By Jim Trotter | Published Aug. 6, 2019

LAUDERDALE LAKES, Fla. -- The streets of this neighborhood are narrow and winding, flanked by palm trees and a kaleidoscope of single-story stucco homes. They are painted in hues of green and gray, beige and coral, many of them with curved driveways and open carports. It is a community of Chevys and Fords, Nissans and Toyotas, which makes it even more noticeable when a $300,000 Rolls-Royce turns the corner and pulls onto a cement driveway.

The car seems out of place, coming with a sticker price that is three times the local median home price, but the person behind the wheel is right where he wants to be. Eddie Jackson III, the Chicago Bears' All-Pro safety, steps out and walks through the front door of his childhood home. It is filled with family, friends and memories.

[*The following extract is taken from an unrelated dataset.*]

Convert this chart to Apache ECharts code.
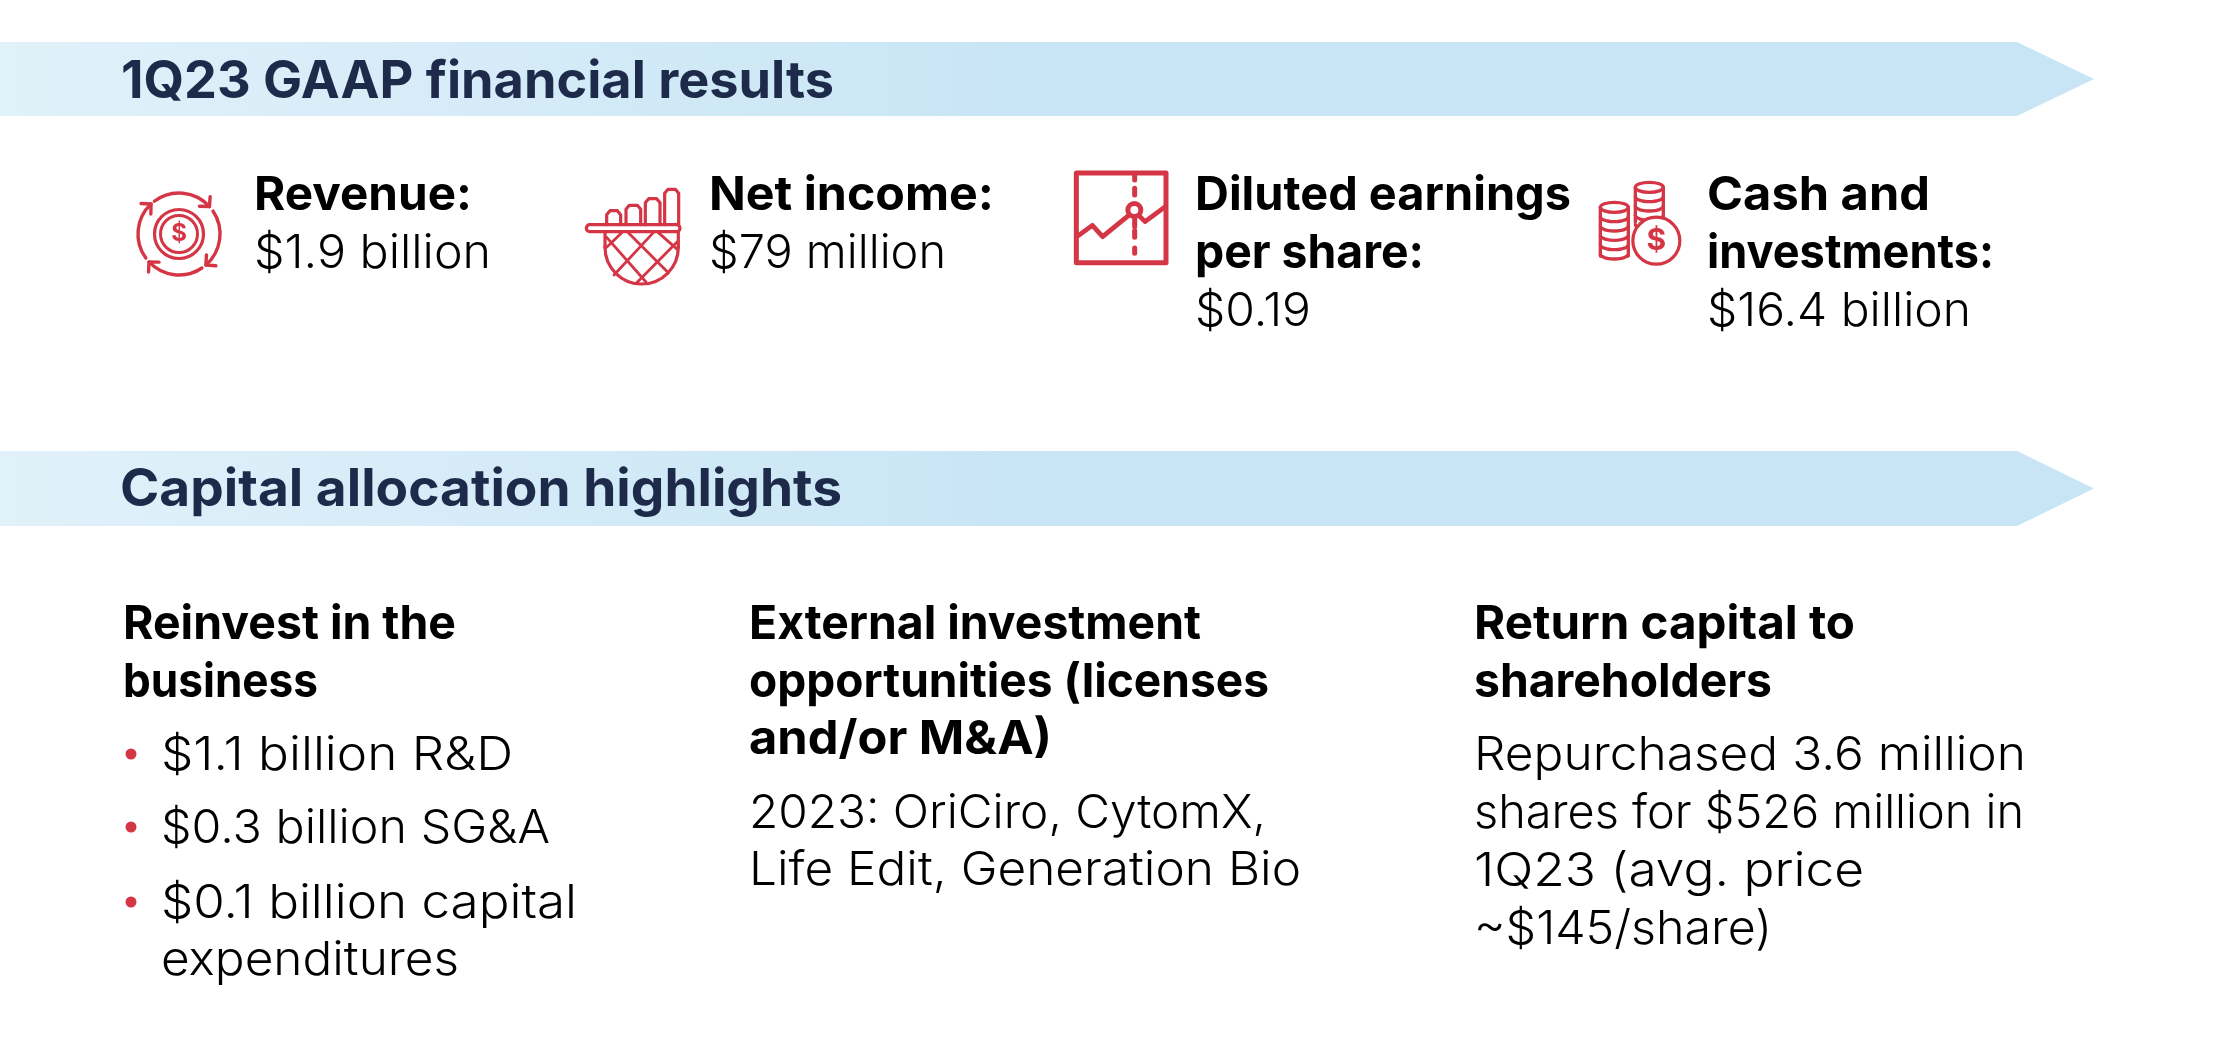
<!DOCTYPE html>
<html>
<head>
<meta charset="utf-8">
<style>html,body{margin:0;padding:0;background:#fff}#main{width:2222px;height:1056px}</style>
<script src="https://cdn.jsdelivr.net/npm/echarts@6/dist/echarts.min.js"></script>
</head>
<body>
<div id="main"></div>
<script>
// text of the slide
const bannerTitles = ['1Q23 GAAP financial results', 'Capital allocation highlights'];
const metricHeads = [['Revenue:'], ['Net income:'], ['Diluted earnings', 'per share:'], ['Cash and', 'investments:']];
const metricValues = ['$1.9 billion', '$79 million', '$0.19', '$16.4 billion'];
const allocationHeads = [
  ['Reinvest in the', 'business'],
  ['External investment', 'opportunities (licenses', 'and/or M&A)'],
  ['Return capital to', 'shareholders']
];
const reinvestBullets = [['$1.1 billion R&D'], ['$0.3 billion SG&A'], ['$0.1 billion capital', 'expenditures']];
const externalBody = ['2023: OriCiro, CytomX,', 'Life Edit, Generation Bio'];
const returnBody = ['Repurchased 3.6 million', 'shares for $526 million in', '1Q23 (avg. price', '~$145/share)'];

const RED = '#d43646';
const NAVY = '#1e2a4a';
const FONT = 'Inter';
const BODY = 350;

// how wide each line runs in the slide, the fallback font gets stretched to it
const lineWidths = {
  '1Q23 GAAP financial results': 713, 'Capital allocation highlights': 722,
  'Revenue:': 218, '$1.9 billion': 237, 'Net income:': 285, '$79 million': 237,
  'Diluted earnings': 376, 'per share:': 229, '$0.19': 116,
  'Cash and': 223, 'investments:': 287, '$16.4 billion': 264,
  'Reinvest in the': 333, 'business': 195, 'External investment': 452,
  'opportunities (licenses': 520, 'and/or M&A)': 303, 'Return capital to': 381, 'shareholders': 298,
  '$1.1 billion R&D': 352, '$0.3 billion SG&A': 389, '$0.1 billion capital': 416, 'expenditures': 298,
  '2023: OriCiro, CytomX,': 517, 'Life Edit, Generation Bio': 552,
  'Repurchased 3.6 million': 552, 'shares for $526 million in': 550, '1Q23 (avg. price': 390, '~$145/share)': 298
};
const measure = document.createElement('canvas').getContext('2d');
const els = [];

function label(text, x, baseline, size, weight, color) {
  const font = weight + ' ' + size + 'px ' + FONT;
  measure.font = font;
  els.push({
    type: 'text', x: x, y: baseline - size * 0.36 + 1, silent: true,
    scaleX: lineWidths[text] / measure.measureText(text).width,
    style: {
      text: text, x: 0, y: 0, fill: color || '#000',
      font: font, verticalAlign: 'middle', align: 'left'
    }
  });
}
function banner(top, bottom) {
  const mid = (top + bottom) / 2;
  els.push({
    type: 'polygon', silent: true,
    shape: { points: [[0, top], [2017, top], [2094, mid], [2017, bottom], [0, bottom]] },
    style: {
      fill: new echarts.graphic.LinearGradient(0, 0, 1, 0, [
        { offset: 0, color: '#e1f1fa' }, { offset: 0.5, color: '#c8e5f5' }, { offset: 1, color: '#c8e5f5' }
      ])
    }
  });
}
const stroke = (w) => ({ fill: 'none', stroke: RED, lineWidth: w, lineCap: 'round', lineJoin: 'round' });
function poly(points, w) { els.push({ type: 'polyline', silent: true, shape: { points: points }, style: stroke(w) }); }
function circle(cx, cy, r, w, fill) {
  els.push({ type: 'circle', silent: true, shape: { cx: cx, cy: cy, r: r }, style: Object.assign(stroke(w), fill ? { fill: fill } : {}) });
}

// revenue icon
function revenueIcon(cx, cy) {
  const r = 41;
  [[-127, -42], [-34, 49], [56, 137], [144, 227]].forEach(([a, b]) => {
    const s = a * Math.PI / 180, e = b * Math.PI / 180;
    els.push({ type: 'arc', silent: true, shape: { cx: cx, cy: cy, r: r, startAngle: s, endAngle: e, clockwise: true }, style: stroke(3.4) });
    const ex = cx + r * Math.cos(e), ey = cy + r * Math.sin(e);
    const back = e - Math.PI / 2;
    poly([[ex + 10 * Math.cos(back + 0.8), ey + 10 * Math.sin(back + 0.8)], [ex, ey], [ex + 10 * Math.cos(back - 0.8), ey + 10 * Math.sin(back - 0.8)]], 3.4);
  });
  circle(cx, cy, 24.5, 3.2);
  circle(cx, cy, 18.5, 3);
  els.push({ type: 'text', x: cx, y: cy, silent: true, style: { text: '$', x: 0, y: 0, fill: RED, font: '700 24px ' + FONT, align: 'center', verticalAlign: 'middle' } });
}
// net income icon, points read in 1/3 px from the top left of the crop
function netIcon(ox, oy) {
  const p = (x, y) => [ox + x / 3, oy + y / 3];
  els.push({ type: 'rect', silent: true, shape: { x: ox + 49 / 3, y: oy + 194 / 3, width: 281 / 3, height: 21 / 3, r: 3.5 }, style: stroke(3.2) });
  [[110, 152, 152], [168, 212, 136], [226, 270, 116], [284, 326, 88]].forEach(([a, b, t]) => {
    poly([p(a, 194), p(a, t + 12), p(a + 10, t), p(b - 10, t), p(b, t + 12), p(b, 194)], 3.2);
  });
  poly([p(105, 216), p(105, 262)], 3.2);
  poly([p(325, 216), p(325, 262)], 3.2);
  els.push({ type: 'arc', silent: true, shape: { cx: ox + 215 / 3, cy: oy + 262 / 3, r: 110 / 3, startAngle: 0, endAngle: Math.PI, clockwise: true }, style: stroke(3.2) });
  [[[110, 232], [228, 366]], [[175, 218], [295, 338]], [[265, 218], [322, 268]],
   [[110, 262], [155, 218]], [[132, 345], [250, 218]], [[200, 368], [322, 245]]].forEach(([a, b]) => poly([p(a[0], a[1]), p(b[0], b[1])], 2.8));
}
// earnings icon
function epsIcon(ox, oy) {
  const p = (x, y) => [ox + x / 3, oy + y / 3];
  els.push({ type: 'rect', silent: true, shape: { x: ox + 49 / 3, y: oy + 39 / 3, width: 269 / 3, height: 269 / 3 }, style: stroke(5) });
  [[48, 60], [85, 105], [172, 200], [212, 232], [264, 280]].forEach(([a, b]) => poly([p(224, a), p(224, b)], 5));
  poly([p(56, 226), p(97, 196), p(128, 230), p(206, 166)], 4.8);
  poly([p(240, 170), p(255, 185), p(316, 140)], 4.8);
  circle(ox + 223 / 3, oy + 150 / 3, 6.5, 5, '#fff');
}
// cash icon
function cashIcon(ox, oy) {
  const p = (x, y) => [ox + x / 3, oy + y / 3];
  const half = (cx, cy, rx, ry) => {
    const pts = [];
    for (let a = 0; a <= 180; a += 15) pts.push(p(cx + rx * Math.cos(a * Math.PI / 180), cy + ry * Math.sin(a * Math.PI / 180)));
    return pts;
  };
  [[88, 112, 5, 262], [193, 52, 4, 160]].forEach(([cx, top, n, bottom]) => {
    els.push({ type: 'ellipse', silent: true, shape: { cx: ox + cx / 3, cy: oy + top / 3, rx: 42 / 3, ry: 15 / 3 }, style: stroke(3.3) });
    for (let i = 1; i <= n; i++) poly(half(cx, top + i * 28, 42, 15), 3.3);
    poly([p(cx - 42, top), p(cx - 42, bottom - 4)], 3.3);
    poly([p(cx + 42, top), p(cx + 42, bottom - 4)], 3.3);
  });
  circle(ox + 214 / 3, oy + 212 / 3, 23.5, 3.2, '#fff');
  els.push({ type: 'text', x: ox + 214 / 3, y: oy + 212 / 3, silent: true, style: { text: '$', x: 0, y: 0, fill: RED, font: '700 30px ' + FONT, align: 'center', verticalAlign: 'middle' } });
}

banner(42, 116);
banner(451, 526);
label(bannerTitles[0], 121, 100, 52, 700, NAVY);
label(bannerTitles[1], 120, 508, 52, 700, NAVY);

revenueIcon(179, 234);
netIcon(570, 160);
epsIcon(1060, 160);
cashIcon(1585, 170);

const metricX = [254, 709, 1195, 1707];
metricHeads.forEach((lines, i) => {
  let base = 212;
  lines.forEach((t) => { label(t, metricX[i], base, 47, 700); base += 58; });
  label(metricValues[i], metricX[i], base, 47, BODY);
});

const columnX = [123, 749, 1474];
allocationHeads.forEach((lines, i) => {
  lines.forEach((t, j) => label(t, columnX[i], 641 + j * 57.5, 47, 700));
});
const bulletBase = [772, 845, 920];
reinvestBullets.forEach((lines, i) => {
  els.push({ type: 'circle', silent: true, shape: { cx: 131, cy: bulletBase[i] - 18, r: 5.5 }, style: { fill: RED } });
  lines.forEach((t, j) => label(t, 161, bulletBase[i] + j * 57, 47, BODY));
});
externalBody.forEach((t, j) => label(t, 749, 830 + j * 57, 47, BODY));
returnBody.forEach((t, j) => label(t, 1474, 772 + j * 58, 47, BODY));

const chart = echarts.init(document.getElementById('main'), null, { renderer: 'canvas' });
chart.setOption({ animation: false, backgroundColor: '#fff', graphic: { elements: els } });
</script>
</body>
</html>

Seated along one wall is an aunt and her family. His dad is leaning back, arms crossed, on a folding chair behind the large, black leather sofa where a cousin is playing "NBA 2K19." His mom and oldest brother are in the kitchen, overseeing preparations for that day's Independence Day feast, and another brother and his sister are in and out, as are more cousins and friends.

Jackson makes his way around the dim room and gives hugs and handshakes to everyone. After kissing his mom on the cheek, then his dad, he asks for a plate. He has worked up an appetite after a vigorous training session and wants to fight off what feels like a developing cold. Once finished, he excuses himself and settles back into the luxury rental with the black droptop, red leather interior and privacy windows.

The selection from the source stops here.